The Power of Parents
January 19, 2012
Gratitude to Mom and Dad:
I am so thankful for my family! As I reflect on what each member has played in my life I am so full of joy and peace, because I know that God has placed me in a perfect place to be born therefore I am in a perfect place to live.
I would like to start with my father. What my dad has given me is the knowledge of a man. What I mean by that is he has taught me how to respect what a man doesn’t say. Many women constantly try to get men to open up and talk, because talking doesn’t take much thinking and going within self to feel the man. However, when a man does not talk that is not an opportunity to make up things in your mind about what he may be thinking, but it is an opportunity to use your feminine intuition to feel him, to learn him and to listen with heart, rather than talk. My dad taught me to be tough and feminine, to trust, yet watch, to learn self appreciation and to take care of self, yet accept being taken care of. My dad has always been there to support me. In many ways he still supports me LOL! However, there have been many times when his masculine energy would take over and he would say things that would make the average girl cry. However, I would openly let him know how I felt when he said hurtful things and confronting him was the best exercise I had in learning how to communicate with a man who’d hurt my feelings.
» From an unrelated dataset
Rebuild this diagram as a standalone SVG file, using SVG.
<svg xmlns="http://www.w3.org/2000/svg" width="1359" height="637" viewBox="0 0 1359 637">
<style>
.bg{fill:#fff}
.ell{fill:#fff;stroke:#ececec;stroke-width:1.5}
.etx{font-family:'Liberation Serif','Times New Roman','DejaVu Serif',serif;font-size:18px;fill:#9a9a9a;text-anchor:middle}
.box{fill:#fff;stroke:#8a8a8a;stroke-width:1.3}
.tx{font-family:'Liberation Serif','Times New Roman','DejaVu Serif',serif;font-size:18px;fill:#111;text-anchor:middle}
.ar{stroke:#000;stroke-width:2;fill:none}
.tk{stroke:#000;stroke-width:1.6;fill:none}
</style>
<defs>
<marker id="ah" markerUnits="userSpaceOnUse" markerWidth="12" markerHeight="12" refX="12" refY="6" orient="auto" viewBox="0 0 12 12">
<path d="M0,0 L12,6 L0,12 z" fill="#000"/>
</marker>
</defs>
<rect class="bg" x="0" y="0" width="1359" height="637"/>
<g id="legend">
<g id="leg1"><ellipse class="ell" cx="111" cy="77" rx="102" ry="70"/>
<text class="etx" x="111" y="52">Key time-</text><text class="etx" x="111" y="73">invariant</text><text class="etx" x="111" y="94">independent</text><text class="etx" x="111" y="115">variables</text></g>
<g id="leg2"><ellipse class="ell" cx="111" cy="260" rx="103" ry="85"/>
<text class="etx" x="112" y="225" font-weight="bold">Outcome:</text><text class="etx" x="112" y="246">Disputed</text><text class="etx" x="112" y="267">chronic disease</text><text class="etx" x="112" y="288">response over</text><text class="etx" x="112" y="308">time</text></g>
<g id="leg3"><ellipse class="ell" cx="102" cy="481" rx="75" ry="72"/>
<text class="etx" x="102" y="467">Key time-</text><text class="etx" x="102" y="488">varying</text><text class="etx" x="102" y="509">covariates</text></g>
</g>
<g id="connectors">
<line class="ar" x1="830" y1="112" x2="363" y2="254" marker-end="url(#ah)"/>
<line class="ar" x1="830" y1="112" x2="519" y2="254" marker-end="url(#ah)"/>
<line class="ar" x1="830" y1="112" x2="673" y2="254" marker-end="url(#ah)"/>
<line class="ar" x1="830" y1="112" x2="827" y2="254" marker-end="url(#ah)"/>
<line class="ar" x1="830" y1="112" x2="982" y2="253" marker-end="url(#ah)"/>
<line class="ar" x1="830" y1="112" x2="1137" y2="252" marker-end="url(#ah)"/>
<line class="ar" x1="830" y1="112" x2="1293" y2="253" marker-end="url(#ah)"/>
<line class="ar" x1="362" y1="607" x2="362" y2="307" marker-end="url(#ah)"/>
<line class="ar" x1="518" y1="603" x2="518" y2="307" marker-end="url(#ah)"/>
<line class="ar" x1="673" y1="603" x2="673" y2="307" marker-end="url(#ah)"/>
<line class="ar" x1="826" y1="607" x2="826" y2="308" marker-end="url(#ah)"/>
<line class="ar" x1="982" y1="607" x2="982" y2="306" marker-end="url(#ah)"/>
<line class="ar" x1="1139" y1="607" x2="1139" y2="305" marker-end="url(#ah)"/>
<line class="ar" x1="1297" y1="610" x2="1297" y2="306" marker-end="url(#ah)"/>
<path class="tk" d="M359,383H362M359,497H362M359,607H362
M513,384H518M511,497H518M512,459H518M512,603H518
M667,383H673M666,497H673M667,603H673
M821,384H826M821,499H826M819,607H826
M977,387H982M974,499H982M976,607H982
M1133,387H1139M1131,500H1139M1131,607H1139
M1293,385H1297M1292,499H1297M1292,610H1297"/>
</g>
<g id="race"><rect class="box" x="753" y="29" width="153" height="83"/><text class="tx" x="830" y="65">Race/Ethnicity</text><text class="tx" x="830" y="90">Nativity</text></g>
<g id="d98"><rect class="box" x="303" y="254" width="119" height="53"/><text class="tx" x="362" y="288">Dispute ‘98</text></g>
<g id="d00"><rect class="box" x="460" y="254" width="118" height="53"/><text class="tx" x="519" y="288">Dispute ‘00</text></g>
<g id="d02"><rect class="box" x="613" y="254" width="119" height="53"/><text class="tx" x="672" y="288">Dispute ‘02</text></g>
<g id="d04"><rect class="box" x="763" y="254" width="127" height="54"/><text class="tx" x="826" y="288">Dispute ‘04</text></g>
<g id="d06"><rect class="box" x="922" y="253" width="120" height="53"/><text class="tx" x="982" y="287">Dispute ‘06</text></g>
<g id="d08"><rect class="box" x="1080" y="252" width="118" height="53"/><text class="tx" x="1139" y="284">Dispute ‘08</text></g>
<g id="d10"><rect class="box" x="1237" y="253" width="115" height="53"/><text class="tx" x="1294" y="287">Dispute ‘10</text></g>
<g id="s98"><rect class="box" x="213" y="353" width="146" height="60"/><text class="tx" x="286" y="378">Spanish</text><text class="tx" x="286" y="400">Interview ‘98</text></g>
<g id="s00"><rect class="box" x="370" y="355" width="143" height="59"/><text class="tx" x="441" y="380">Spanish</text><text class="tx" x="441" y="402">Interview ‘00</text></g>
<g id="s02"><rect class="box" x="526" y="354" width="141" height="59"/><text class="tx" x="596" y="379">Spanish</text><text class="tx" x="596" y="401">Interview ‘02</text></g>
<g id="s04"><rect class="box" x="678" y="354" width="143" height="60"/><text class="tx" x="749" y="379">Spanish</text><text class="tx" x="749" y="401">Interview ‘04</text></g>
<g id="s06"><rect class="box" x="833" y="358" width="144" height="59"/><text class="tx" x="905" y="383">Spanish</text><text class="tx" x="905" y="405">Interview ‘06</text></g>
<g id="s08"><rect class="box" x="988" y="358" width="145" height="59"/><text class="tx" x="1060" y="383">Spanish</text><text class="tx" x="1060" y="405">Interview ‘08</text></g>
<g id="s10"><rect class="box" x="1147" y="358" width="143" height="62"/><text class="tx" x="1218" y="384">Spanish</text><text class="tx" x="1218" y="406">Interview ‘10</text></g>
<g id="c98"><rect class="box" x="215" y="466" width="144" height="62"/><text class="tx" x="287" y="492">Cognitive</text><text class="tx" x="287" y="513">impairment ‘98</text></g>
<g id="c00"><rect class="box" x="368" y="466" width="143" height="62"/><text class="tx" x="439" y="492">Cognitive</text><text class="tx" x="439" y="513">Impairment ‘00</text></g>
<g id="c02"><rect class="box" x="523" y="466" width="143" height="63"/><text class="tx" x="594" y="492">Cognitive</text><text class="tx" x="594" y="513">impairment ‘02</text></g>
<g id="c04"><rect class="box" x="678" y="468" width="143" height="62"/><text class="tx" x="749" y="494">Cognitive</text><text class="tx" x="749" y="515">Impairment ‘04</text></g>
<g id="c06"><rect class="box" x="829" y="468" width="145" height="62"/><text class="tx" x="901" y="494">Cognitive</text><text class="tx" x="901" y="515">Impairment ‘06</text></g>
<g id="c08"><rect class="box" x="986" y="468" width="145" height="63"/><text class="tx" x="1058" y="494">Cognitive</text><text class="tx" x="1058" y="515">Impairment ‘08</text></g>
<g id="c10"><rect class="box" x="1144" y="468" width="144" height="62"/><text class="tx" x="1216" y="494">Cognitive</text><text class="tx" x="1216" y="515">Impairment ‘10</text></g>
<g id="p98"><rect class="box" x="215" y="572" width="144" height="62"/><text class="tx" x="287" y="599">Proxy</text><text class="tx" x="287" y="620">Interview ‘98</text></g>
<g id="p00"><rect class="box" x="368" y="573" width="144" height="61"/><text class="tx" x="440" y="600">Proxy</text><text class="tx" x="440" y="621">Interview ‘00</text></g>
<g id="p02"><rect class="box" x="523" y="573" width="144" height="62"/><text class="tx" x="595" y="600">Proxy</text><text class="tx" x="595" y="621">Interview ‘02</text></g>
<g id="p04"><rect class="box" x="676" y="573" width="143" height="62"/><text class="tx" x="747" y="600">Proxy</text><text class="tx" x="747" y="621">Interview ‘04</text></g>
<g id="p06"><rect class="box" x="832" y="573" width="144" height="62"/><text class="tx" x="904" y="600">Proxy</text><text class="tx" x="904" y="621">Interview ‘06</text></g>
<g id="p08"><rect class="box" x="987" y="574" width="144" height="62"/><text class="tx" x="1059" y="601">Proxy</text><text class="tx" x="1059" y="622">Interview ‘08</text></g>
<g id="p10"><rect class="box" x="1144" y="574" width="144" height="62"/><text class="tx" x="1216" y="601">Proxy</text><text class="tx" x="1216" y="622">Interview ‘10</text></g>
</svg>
Trust me he didn’t cut any slack and I had to hold my own. This taught me that men are not going to always say things to make you feel good, but that doesn’t mean they don’t love you. Dig deep and don’t be afraid to go there when things get hot under the collar. Most of all MOVE ON!
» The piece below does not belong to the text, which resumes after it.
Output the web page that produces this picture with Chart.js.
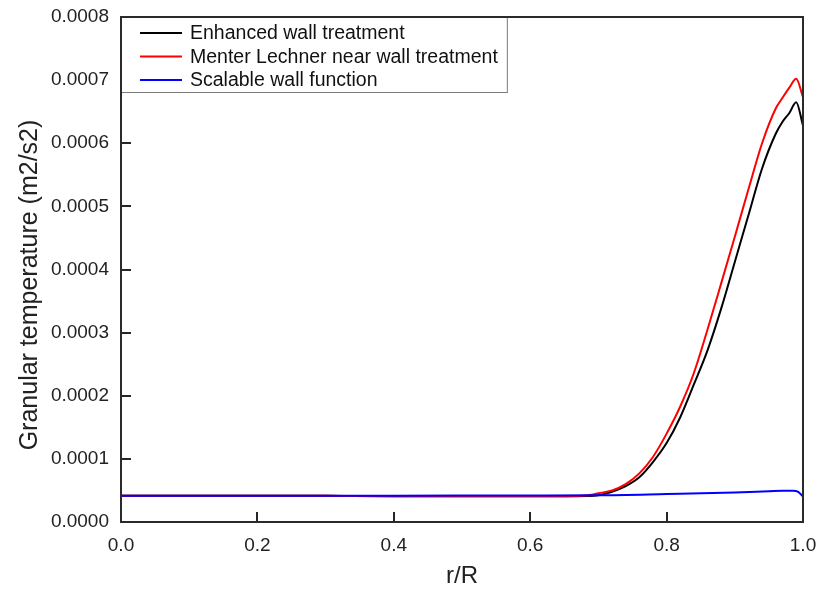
<!DOCTYPE html>
<html>
<head>
<meta charset="utf-8">
<script src="https://cdn.jsdelivr.net/npm/chart.js@4/dist/chart.umd.min.js"></script>
<style>
html,body{margin:0;padding:0;background:#fff;}
#wrap{width:821px;height:593px;position:relative;}
</style>
</head>
<body>
<div id="wrap"><canvas id="c" width="821" height="593"></canvas></div>
<script>
// ---- data ----
const seriesLabels = ["Enhanced wall treatment", "Menter Lechner near wall treatment", "Scalable wall function"];
const yAxisTitle = "Granular temperature (m2/s2)";
const xAxisTitle = "r/R";

const enhancedX = [0, 0.1, 0.2, 0.3, 0.34, 0.4, 0.5, 0.55, 0.6, 0.65, 0.68, 0.70, 0.72, 0.74, 0.76, 0.78, 0.80, 0.82, 0.84, 0.86, 0.88, 0.90, 0.92, 0.94, 0.96, 0.97, 0.98, 0.99, 1.0];
const enhancedY = [0.0000415, 0.0000415, 0.0000415, 0.0000415, 0.0000412, 0.0000409, 0.0000407, 0.0000406, 0.0000406, 0.0000407, 0.0000412, 0.0000425, 0.000048, 0.000057, 0.000071, 0.000095, 0.000125, 0.000166, 0.000218, 0.000272, 0.000338, 0.000412, 0.000486, 0.000560, 0.000615, 0.000634, 0.000648, 0.000665, 0.000628];

const menterX = [0, 0.1, 0.2, 0.3, 0.34, 0.4, 0.5, 0.55, 0.6, 0.65, 0.68, 0.70, 0.72, 0.74, 0.76, 0.78, 0.80, 0.82, 0.84, 0.86, 0.88, 0.90, 0.92, 0.94, 0.96, 0.97, 0.98, 0.99, 1.0];
const menterY = [0.0000415, 0.0000415, 0.0000415, 0.0000415, 0.0000412, 0.0000409, 0.0000407, 0.0000406, 0.0000406, 0.0000408, 0.0000418, 0.0000455, 0.000050, 0.000060, 0.000077, 0.000103, 0.000140, 0.000183, 0.000236, 0.000305, 0.000378, 0.000452, 0.000527, 0.000600, 0.000655, 0.000672, 0.000688, 0.000702, 0.000673];

const scalableX = [0, 0.2, 0.4, 0.6, 0.7, 0.8, 0.9, 0.95, 0.97, 0.985, 0.993, 1.0];
const scalableY = [0.0000415, 0.0000415, 0.0000416, 0.000042, 0.0000422, 0.0000442, 0.0000467, 0.0000488, 0.0000496, 0.0000496, 0.0000478, 0.0000402];

const xTicks = [0, 0.2, 0.4, 0.6, 0.8, 1.0];
const yTicks = [0, 0.0001, 0.0002, 0.0003, 0.0004, 0.0005, 0.0006, 0.0007, 0.0008];

const colors = ["#000000", "#ff0000", "#0000ff"];

function pts(xs, ys){ return xs.map((x,i)=>({x:x, y:ys[i]})); }

const FONT = "'Liberation Sans', Arial, sans-serif";

const frameAndTicks = {
  id: 'frameAndTicks',
  afterDatasetsDraw(chart){
    const {ctx, chartArea:a, scales} = chart;
    ctx.save();
    ctx.strokeStyle = '#262626';
    ctx.lineWidth = 2;
    // inward ticks
    ctx.beginPath();
    xTicks.forEach(v=>{
      if (v<=0 || v>=1) return;
      const px = Math.round(scales.x.getPixelForValue(v));
      ctx.moveTo(px, a.bottom); ctx.lineTo(px, a.bottom-10);
    });
    yTicks.forEach(v=>{
      if (v<=0 || v>=0.0008) return;
      const py = Math.round(scales.y.getPixelForValue(v));
      ctx.moveTo(a.left, py); ctx.lineTo(a.left+10, py);
    });
    ctx.stroke();
    // frame
    ctx.strokeStyle = '#2a2a2a';
    ctx.lineWidth = 2;
    ctx.strokeRect(a.left, a.top, a.right-a.left, a.bottom-a.top);
    // y axis title
    ctx.save();
    ctx.translate(30, 285);
    ctx.rotate(-Math.PI/2);
    ctx.font = "25px " + FONT;
    ctx.fillStyle = '#222';
    ctx.textAlign = 'center';
    ctx.textBaseline = 'middle';
    ctx.fillText(yAxisTitle, 0, 0);
    ctx.restore();
    // legend box
    ctx.font = "19.5px " + FONT;
    let maxW = 0;
    chart.data.datasets.forEach(d=>{ maxW = Math.max(maxW, ctx.measureText(d.label).width); });
    const bx = a.left, by = a.top;
    const bw = 69 + maxW + 9, bh = 75;
    ctx.fillStyle = '#fff';
    ctx.fillRect(bx, by, bw, bh);
    ctx.strokeStyle = '#7a7a7a';
    ctx.lineWidth = 1;
    ctx.strokeRect(bx+0.5, by+0.5, bw, bh);
    ctx.strokeStyle = '#2a2a2a';
    ctx.lineWidth = 2;
    ctx.beginPath();
    ctx.moveTo(a.left, a.top); ctx.lineTo(a.left, a.top+bh+1);
    ctx.moveTo(a.left, a.top); ctx.lineTo(a.left+bw+1, a.top);
    ctx.stroke();
    ctx.textBaseline = 'middle';
    ctx.textAlign = 'left';
    chart.data.datasets.forEach((d,i)=>{
      const y = by + 16 + i*23.5;
      ctx.strokeStyle = d.borderColor;
      ctx.lineWidth = 2;
      ctx.beginPath();
      ctx.moveTo(bx+19, y); ctx.lineTo(bx+61, y);
      ctx.stroke();
      ctx.fillStyle = '#111';
      ctx.fillText(d.label, bx+69, y+1);
    });
    ctx.restore();
  }
};

new Chart(document.getElementById('c'), {
  type: 'line',
  data: {
    datasets: [
      {label: seriesLabels[0], data: pts(enhancedX, enhancedY), borderColor: colors[0], order: 3},
      {label: seriesLabels[1], data: pts(menterX, menterY), borderColor: colors[1], order: 2},
      {label: seriesLabels[2], data: pts(scalableX, scalableY), borderColor: colors[2], order: 1}
    ]
  },
  options: {
    responsive: false,
    animation: false,
    layout: {padding: {top: 17, right: 18, left: 0, bottom: 0}},
    elements: {
      point: {radius: 0},
      line: {borderWidth: 2, cubicInterpolationMode: 'monotone', fill: false}
    },
    plugins: {legend: {display: false}, tooltip: {enabled: false}},
    scales: {
      x: {
        type: 'linear', min: 0, max: 1,
        grid: {display: false, drawTicks: false},
        border: {display: false},
        afterFit(s){ s.height = 71; s.paddingLeft = 0; s.paddingRight = 0; },
        afterBuildTicks(s){ s.ticks = xTicks.map(v=>({value:v})); },
        ticks: {padding: 12, color: '#222', font: {family: FONT, size: 19}, maxRotation: 0,
                callback: v => Number(v).toFixed(1)},
        title: {display: true, text: xAxisTitle, color: '#222', font: {family: FONT, size: 24}, padding: {top: 0, bottom: 2}}
      },
      y: {
        type: 'linear', min: 0, max: 0.0008,
        grid: {display: false, drawTicks: false},
        border: {display: false},
        afterFit(s){ s.width = 121; s.paddingTop = 0; s.paddingBottom = 0; },
        afterBuildTicks(s){ s.ticks = yTicks.map(v=>({value:v})); },
        ticks: {padding: 12, color: '#222', font: {family: FONT, size: 19},
                callback: v => Number(v).toFixed(4)},
        title: {display: false}
      }
    }
  },
  plugins: [frameAndTicks]
});
</script>
</body>
</html>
The gift my dad has given me: Making me ultra comfortable with men, knowing how to communicate without nagging, being able to cry, yet stand up and state my feelings clearly in a way that a man can hear me. Thanks dad!
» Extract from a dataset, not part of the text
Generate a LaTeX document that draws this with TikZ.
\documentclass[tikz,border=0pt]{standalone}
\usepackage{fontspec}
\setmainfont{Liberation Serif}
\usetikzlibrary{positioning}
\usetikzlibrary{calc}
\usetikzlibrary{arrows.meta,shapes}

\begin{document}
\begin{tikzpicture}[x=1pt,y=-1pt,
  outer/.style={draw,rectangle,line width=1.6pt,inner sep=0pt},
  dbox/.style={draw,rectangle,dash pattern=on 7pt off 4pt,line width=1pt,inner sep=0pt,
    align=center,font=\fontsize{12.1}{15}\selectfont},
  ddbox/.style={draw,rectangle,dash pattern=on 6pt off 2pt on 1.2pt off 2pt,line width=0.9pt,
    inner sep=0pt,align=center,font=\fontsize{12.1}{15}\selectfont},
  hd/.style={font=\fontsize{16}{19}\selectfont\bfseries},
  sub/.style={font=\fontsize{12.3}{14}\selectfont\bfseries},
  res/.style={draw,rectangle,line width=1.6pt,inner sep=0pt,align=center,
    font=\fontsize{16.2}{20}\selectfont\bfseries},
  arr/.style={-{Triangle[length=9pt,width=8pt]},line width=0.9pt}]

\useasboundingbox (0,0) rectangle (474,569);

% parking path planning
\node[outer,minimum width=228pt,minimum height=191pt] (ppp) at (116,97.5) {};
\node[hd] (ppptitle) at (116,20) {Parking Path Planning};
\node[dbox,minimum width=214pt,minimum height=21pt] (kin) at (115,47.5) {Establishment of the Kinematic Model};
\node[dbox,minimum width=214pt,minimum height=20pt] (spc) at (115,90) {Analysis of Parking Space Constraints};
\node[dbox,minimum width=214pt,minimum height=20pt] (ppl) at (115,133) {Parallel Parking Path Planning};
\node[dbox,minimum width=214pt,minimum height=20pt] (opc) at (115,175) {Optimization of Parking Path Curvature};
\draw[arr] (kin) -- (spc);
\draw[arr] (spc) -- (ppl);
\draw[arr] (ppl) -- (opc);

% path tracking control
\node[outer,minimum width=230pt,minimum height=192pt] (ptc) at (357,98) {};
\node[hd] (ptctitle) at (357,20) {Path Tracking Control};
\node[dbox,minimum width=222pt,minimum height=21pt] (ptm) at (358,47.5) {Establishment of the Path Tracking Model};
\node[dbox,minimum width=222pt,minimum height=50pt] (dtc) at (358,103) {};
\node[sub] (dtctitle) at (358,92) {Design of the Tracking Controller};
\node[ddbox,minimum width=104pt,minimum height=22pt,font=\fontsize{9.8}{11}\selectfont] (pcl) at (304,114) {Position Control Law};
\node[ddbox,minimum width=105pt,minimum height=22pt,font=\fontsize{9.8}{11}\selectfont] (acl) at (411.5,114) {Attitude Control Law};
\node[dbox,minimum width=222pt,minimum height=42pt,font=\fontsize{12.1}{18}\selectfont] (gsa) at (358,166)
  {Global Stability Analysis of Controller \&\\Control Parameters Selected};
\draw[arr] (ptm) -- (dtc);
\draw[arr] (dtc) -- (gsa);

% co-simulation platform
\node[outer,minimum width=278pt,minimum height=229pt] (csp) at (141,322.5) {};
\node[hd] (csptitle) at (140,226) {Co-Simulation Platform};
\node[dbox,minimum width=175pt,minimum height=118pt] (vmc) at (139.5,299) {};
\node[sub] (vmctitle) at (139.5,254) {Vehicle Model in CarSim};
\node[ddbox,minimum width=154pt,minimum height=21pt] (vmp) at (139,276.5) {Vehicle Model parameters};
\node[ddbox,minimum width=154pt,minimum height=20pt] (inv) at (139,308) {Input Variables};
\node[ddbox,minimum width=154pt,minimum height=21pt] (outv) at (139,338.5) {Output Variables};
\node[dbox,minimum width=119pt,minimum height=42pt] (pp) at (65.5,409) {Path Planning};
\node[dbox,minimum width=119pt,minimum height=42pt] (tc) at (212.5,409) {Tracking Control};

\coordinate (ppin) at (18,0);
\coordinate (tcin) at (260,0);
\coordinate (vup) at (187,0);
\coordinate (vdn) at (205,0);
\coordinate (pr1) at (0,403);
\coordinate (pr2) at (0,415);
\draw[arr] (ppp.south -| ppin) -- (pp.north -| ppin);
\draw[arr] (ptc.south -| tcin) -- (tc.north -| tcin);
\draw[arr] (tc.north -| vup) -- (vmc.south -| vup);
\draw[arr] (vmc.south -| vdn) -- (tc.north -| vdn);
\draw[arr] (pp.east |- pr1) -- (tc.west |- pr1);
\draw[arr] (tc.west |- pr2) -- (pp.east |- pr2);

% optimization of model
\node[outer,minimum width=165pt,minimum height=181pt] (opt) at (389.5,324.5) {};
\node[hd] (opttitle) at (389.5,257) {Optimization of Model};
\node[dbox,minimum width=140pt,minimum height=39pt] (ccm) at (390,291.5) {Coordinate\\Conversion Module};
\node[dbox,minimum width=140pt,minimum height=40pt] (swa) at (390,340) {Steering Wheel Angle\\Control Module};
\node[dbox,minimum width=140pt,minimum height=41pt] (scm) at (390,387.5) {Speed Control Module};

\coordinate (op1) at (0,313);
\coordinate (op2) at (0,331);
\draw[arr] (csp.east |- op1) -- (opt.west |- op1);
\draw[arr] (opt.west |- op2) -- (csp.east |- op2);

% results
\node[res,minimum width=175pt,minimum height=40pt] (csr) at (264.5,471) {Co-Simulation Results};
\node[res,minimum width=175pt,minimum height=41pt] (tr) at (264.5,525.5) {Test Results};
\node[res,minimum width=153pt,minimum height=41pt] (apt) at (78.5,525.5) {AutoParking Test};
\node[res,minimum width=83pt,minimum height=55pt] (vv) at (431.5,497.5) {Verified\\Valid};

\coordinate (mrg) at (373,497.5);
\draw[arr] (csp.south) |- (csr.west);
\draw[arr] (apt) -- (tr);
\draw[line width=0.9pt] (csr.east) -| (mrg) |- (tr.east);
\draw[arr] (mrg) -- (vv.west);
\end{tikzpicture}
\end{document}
My MOM! There are really no words that can explain what my mom has and is still teaching me. I know this may sound weird, but I’m weird so here it goes….My mom was the best teacher about how to be a lady, yet she was very accepting of me and my sisters as individuals. My mom constantly talked, prayed and nurtured me and my friends. She is the only woman I know who knew how to have worship, talk about sex and taught me how to be a real woman all at the same time. She never kept the truth from me about the divine and the human aspects of the soul. In an indirect way she wove her own personal stories in with her discipline, without telling all of her own secrets. What a woman! I instinctively knew when she told me to hold on to my virginity if I wanted to hold on to my power that in some way she felt that she gave up her own power when she gave herself to my father. She shared so much of herself without losing her high place as mother.
Some of her great advice is: Never compete with a man, do your part, so you can walk away with dignity or stay in love, never say things you don’t mean, never walk out unless you are sure never to return, don’t provoke him, make fun of him and always respect one another. Wow! Of course I fought her on this, because I felt like the “girl” had to do all the work. Needless to say, she would say, “honey, this is not work, this is inspiration to the right man. If the man you are with does not appreciate good stuff like this, then he is not your man.”
I can’t say enough about my sisters. They are older and they have been wonderful to watch and learn from. I will talk about them later. This post is dedicated to my mom and dad who are still healthy, living and very much a part of everything I do. If they must go I will say that I have had the best of them and I have had as close to a perfect childhood as anyone could ask for. Parents are the first glimpse of God children ever see. I must say my idea of God is pretty good, because of mama and daddy.